Writing as Cultural Memory
The resistance was real. British officials dismissed the script. Urban Santals leaned toward Roman letters. Yet Murmu continued writing. Over his lifetime, he produced more than 150 works, including primers, plays, histories, and songs. His writings documented Santal life without translation, allowing culture to exist on its own terms. For an Adivasi language, this was not scholarship. It was continuity.
Recognition Without Urgency
Recognition arrived slowly. Odisha adopted Ol Chiki in schools in 1975. Jharkhand followed in 1981. In 2003, Santali entered the Eighth Schedule of the Indian Constitution. Murmu passed away before many of these milestones, having already spent decades travelling, teaching, and writing. His home in Dandbose now preserves notebooks marked by quiet persistence.
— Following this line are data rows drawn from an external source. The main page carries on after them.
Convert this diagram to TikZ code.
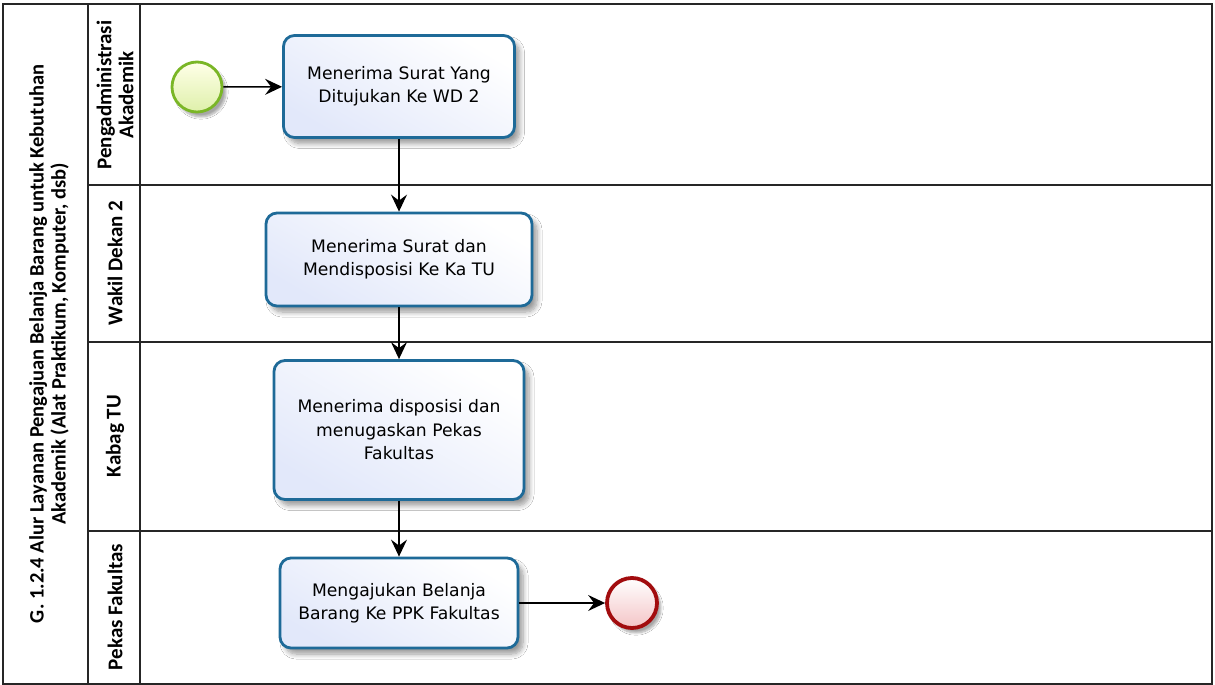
\documentclass[tikz,border=0pt]{standalone}
\usepackage{fontspec}
\setmainfont{DejaVu Sans}
\newfontfamily\labelfont{Carlito}
\usetikzlibrary{arrows.meta,shadows.blur,positioning}
\definecolor{taskborder}{RGB}{30,106,152}
\definecolor{taskfill}{RGB}{226,232,250}
\definecolor{startborder}{RGB}{122,182,38}
\definecolor{startfill}{RGB}{222,240,170}
\definecolor{endborder}{RGB}{162,12,14}
\definecolor{endfill}{RGB}{244,196,198}
\tikzset{
  lanebox/.style={draw=black!85, line width=1.2pt},
  task/.style={draw=taskborder, line width=2.8pt, rounded corners=11pt,
    top color=white, bottom color=taskfill, shading angle=-30,
    blur shadow={shadow xshift=5pt, shadow yshift=-6pt, shadow opacity=40, shadow blur steps=8, shadow blur radius=5pt},
    align=center, font=\fontsize{17.2}{23.5}\selectfont, inner sep=0pt},
  startev/.style={circle, draw=startborder, line width=2.8pt, minimum size=50pt,
    inner sep=0pt, top color=white!70!yellow!30, bottom color=startfill,
    blur shadow={shadow xshift=4pt, shadow yshift=-5pt, shadow opacity=35, shadow blur steps=8}},
  endev/.style={circle, draw=endborder, line width=3.8pt, minimum size=50pt,
    inner sep=0pt, top color=white, bottom color=endfill,
    blur shadow={shadow xshift=4pt, shadow yshift=-5pt, shadow opacity=35, shadow blur steps=8}},
  flow/.style={draw=black, line width=1.6pt, -{Stealth[length=17pt,width=16pt,inset=6pt]}},
  lanelabel/.style={rotate=90, align=center, font=\labelfont\bfseries\fontsize{21}{22}\selectfont, inner sep=0pt},
  poollabel/.style={rotate=90, align=center, font=\labelfont\bfseries\fontsize{20.5}{22}\selectfont, inner sep=0pt},
}
\begin{document}
\begin{tikzpicture}[x=1pt,y=-1pt]
\useasboundingbox (0,0) rectangle (1215,685);
\fill[white] (0,0) rectangle (1215,685);
% pool and lanes
\draw[lanebox] (3,4) rectangle (1212,684);
\draw[lanebox] (88,4) -- (88,684);
\draw[lanebox] (140,4) -- (140,684);
\draw[lanebox] (88,185) -- (1212,185);
\draw[lanebox] (88,342) -- (1212,342);
\draw[lanebox] (88,531) -- (1212,531);
% titles
\node[poollabel] (pool) at (49,344) {G. 1.2.4 Alur Layanan Pengajuan Belanja Barang untuk Kebutuhan\\Akademik (Alat Praktikum, Komputer, dsb)};
\node[lanelabel] (l1) at (115,95) {Pengadministrasi\\Akademik};
\node[lanelabel] (l2) at (115,263) {Wakil Dekan 2};
\node[lanelabel] (l3) at (115,436) {Kabag TU};
\node[lanelabel] (l4) at (115,607) {Pekas Fakultas};
% events and tasks
\node[startev] (start) at (197,87) {};
\node[task, minimum width=231pt, minimum height=102pt] (t1) at (399,86.5) {Menerima Surat Yang\\Ditujukan Ke WD 2};
\node[task, minimum width=266pt, minimum height=93pt] (t2) at (399,259.5) {Menerima Surat dan\\Mendisposisi Ke Ka TU};
\node[task, minimum width=250pt, minimum height=139pt] (t3) at (399,430) {Menerima disposisi dan\\menugaskan Pekas\\Fakultas};
\node[task, minimum width=238pt, minimum height=90pt] (t4) at (399,603) {Mengajukan Belanja\\Barang Ke PPK Fakultas};
\node[endev] (end) at (632,603) {};
% sequence flows
\draw[flow] (start) -- (t1);
\draw[flow] (t1) -- (t2);
\draw[flow] (t2) -- (t3);
\draw[flow] (t3) -- (t4);
\draw[flow] (t4) -- (end);
\end{tikzpicture}
\end{document}
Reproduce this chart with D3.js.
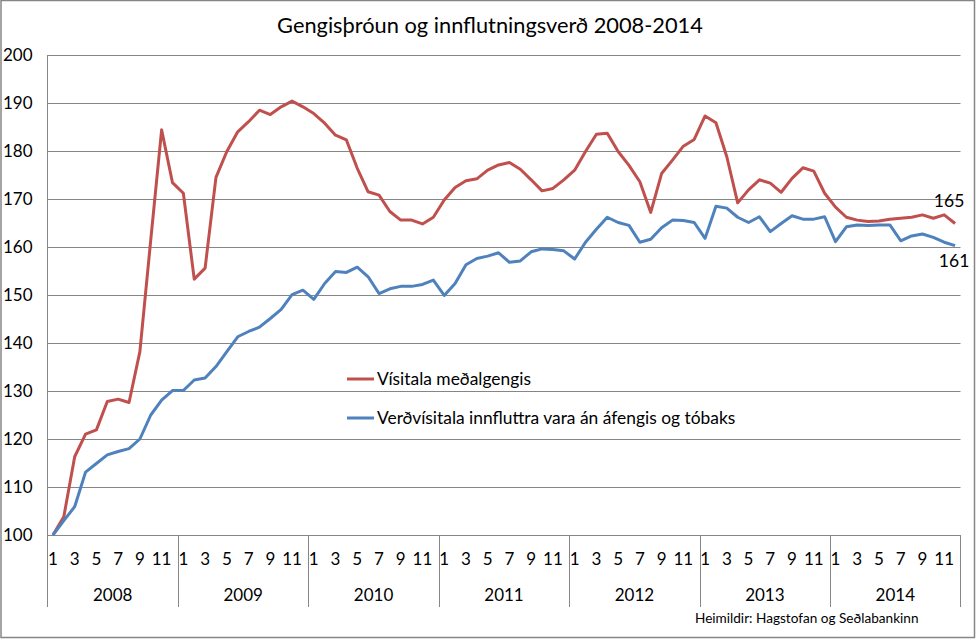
<!DOCTYPE html>
<html><head><meta charset="utf-8">
<script src="https://cdn.jsdelivr.net/npm/d3@7"></script>
<style>
html,body{margin:0;padding:0;background:#fff;}
svg{display:block;font-family:Lato,"Open Sans",sans-serif;}
</style></head>
<body>
<svg id="c" width="976" height="639"></svg>
<script>
const years = [2008,2009,2010,2011,2012,2013,2014];
const months = [1,2,3,4,5,6,7,8,9,10,11,12];
const yTicks = [100,110,120,130,140,150,160,170,180,190,200];
const seriesNames = ["Vísitala meðalgengis","Verðvísitala innfluttra vara án áfengis og tóbaks"];
const gengi = [
 100,103.8,116.3,121.0,121.9,127.8,128.3,127.6,138.2,161.5,184.4,173.4,
 171.2,153.3,155.6,174.5,179.9,184.0,186.1,188.5,187.6,189.2,190.4,189.2,
 187.8,185.8,183.3,182.3,176.4,171.5,170.8,167.4,165.6,165.6,164.8,166.2,
 169.8,172.4,173.8,174.2,176.0,177.1,177.6,176.2,174.0,171.7,172.2,174.0,
 176.0,179.9,183.5,183.7,179.9,177.0,173.6,167.2,175.3,178.1,181.0,182.4,
 187.3,185.9,178.8,169.2,171.9,174.0,173.3,171.4,174.3,176.5,175.8,171.2,
 168.3,166.2,165.6,165.3,165.4,165.8,166.0,166.2,166.7,166.0,166.7,164.9
];
const innflutningur = [
 100,103.0,105.9,113.1,114.9,116.7,117.4,118.0,120.0,125.0,128.1,130.1,
 130.1,132.3,132.7,135.1,138.2,141.3,142.4,143.3,145.1,147.0,150.1,151.0,
 149.1,152.4,154.9,154.7,155.8,153.8,150.3,151.3,151.8,151.8,152.2,153.1,
 149.9,152.4,156.3,157.6,158.1,158.8,156.8,157.1,159.0,159.6,159.5,159.2,
 157.5,161.0,163.7,166.2,165.1,164.5,161.0,161.6,164.0,165.6,165.5,165.1,
 161.8,168.5,168.1,166.2,165.1,166.3,163.2,164.9,166.5,165.8,165.8,166.3,
 161.1,164.2,164.6,164.5,164.6,164.6,161.3,162.3,162.7,162.0,161.0,160.3
];
const endLabels = ["165","161"];
const colors = ["#C0504D","#4F81BD"];

const cats = [];
years.forEach(y => months.forEach(m => cats.push(y + "-" + m)));

const svg = d3.select("#c");
const L = 47.5, R = 960.5, T = 55, B = 535;
const x = d3.scaleBand().domain(cats).range([L, R]).padding(0);
const y = d3.scaleLinear().domain([100,200]).range([B, T]);
const cx = d => x(d) + x.bandwidth()/2;
const grid = "#868686";

// outer border
svg.append("rect").attr("x",1).attr("y",0.5).attr("width",973.5).attr("height",637)
  .attr("fill","none").attr("stroke",grid).attr("stroke-width",1.5);

// title
svg.append("text").attr("x",490).attr("y",33).attr("text-anchor","middle")
  .attr("font-size",21.8).attr("fill","#000").text("Gengisþróun og innflutningsverð 2008-2014");

// gridlines
svg.append("g").selectAll("line").data(yTicks).join("line")
  .attr("x1",L).attr("x2",R).attr("y1",d=>Math.round(y(d))+0.5).attr("y2",d=>Math.round(y(d))+0.5)
  .attr("stroke",grid).attr("stroke-width",1);

// y axis line
svg.append("line").attr("x1",L).attr("x2",L).attr("y1",T).attr("y2",607).attr("stroke",grid);

// y tick labels
svg.append("g").selectAll("text").data(yTicks).join("text")
  .attr("x",3).attr("y",d=>y(d)).attr("dy","0.35em").attr("font-size",17).attr("fill","#000")
  .text(d=>d);

// year separators
svg.append("g").selectAll("line").data(years.slice(1).concat(["end"])).join("line")
  .attr("x1",(d,i)=> i < years.length-1 ? Math.round(x(d+"-1"))+0.5 : R)
  .attr("x2",(d,i)=> i < years.length-1 ? Math.round(x(d+"-1"))+0.5 : R)
  .attr("y1",B).attr("y2",607).attr("stroke",grid);

// month labels (odd months)
svg.append("g").selectAll("text").data(cats.filter(c => (+c.split("-")[1]) % 2 === 1)).join("text")
  .attr("x",d=>cx(d)).attr("y",559).attr("dy","0.35em").attr("text-anchor","middle")
  .attr("font-size",17).attr("fill","#000").text(d=>d.split("-")[1]);

// year labels
svg.append("g").selectAll("text").data(years).join("text")
  .attr("x",d=>(x(d+"-1") + x(d+"-12") + x.bandwidth())/2).attr("y",595).attr("dy","0.35em")
  .attr("text-anchor","middle").attr("font-size",17).attr("fill","#000").text(d=>d);

// lines
const line = d3.line().x((d,i)=>cx(cats[i])).y(d=>y(d));
[gengi, innflutningur].forEach((s,k) => {
  svg.append("path").datum(s).attr("d",line).attr("fill","none")
    .attr("stroke",colors[k]).attr("stroke-width",3).attr("stroke-linejoin","round");
});

// end labels
const last = cats[cats.length-1];
svg.append("text").attr("x",cx(last)-6).attr("y",y(gengi[gengi.length-1])-23).attr("dy","0.35em")
  .attr("text-anchor","middle").attr("font-size",17.5).text(endLabels[0]);
svg.append("text").attr("x",cx(last)-1).attr("y",y(innflutningur[innflutningur.length-1])+15).attr("dy","0.35em")
  .attr("text-anchor","middle").attr("font-size",17.5).text(endLabels[1]);

// legend
const lg = svg.append("g");
[379, 418].forEach((ly,k) => {
  lg.append("line").attr("x1",347).attr("x2",374).attr("y1",ly).attr("y2",ly)
    .attr("stroke",colors[k]).attr("stroke-width",3);
  lg.append("text").attr("x",377).attr("y",ly).attr("dy","0.35em").attr("font-size",17.4)
    .attr("fill","#000").text(seriesNames[k]);
});

// source
svg.append("text").attr("x",695).attr("y",618).attr("dy","0.35em").attr("font-size",13.6)
  .attr("fill","#000").text("Heimildir: Hagstofan og Seðlabankinn");
</script>
</body></html>
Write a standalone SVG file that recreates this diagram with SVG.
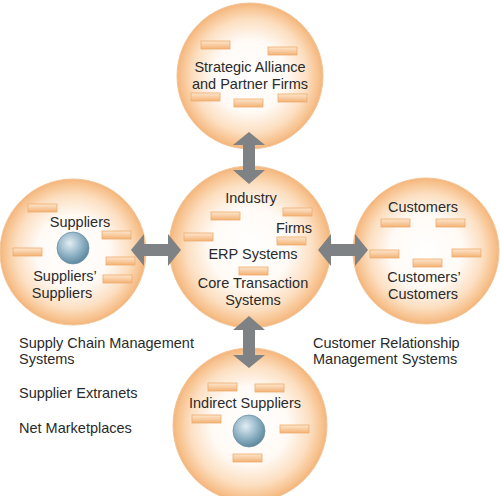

Within Santali culture, Ol Chiki is treated with care. It is written on walls, carried in belief, and protected through practice, not as myth, but as inheritance.
Century to a Structure
A century later, Ol Chiki entered the digital age. Manuscripts were archived. Learners enrolled online. The Constitution appeared in Santali script. For a language once confined to sound, this was alignment and not symbolism.
Raghunath Murmu offered choice and structure to not just a language but also a culture!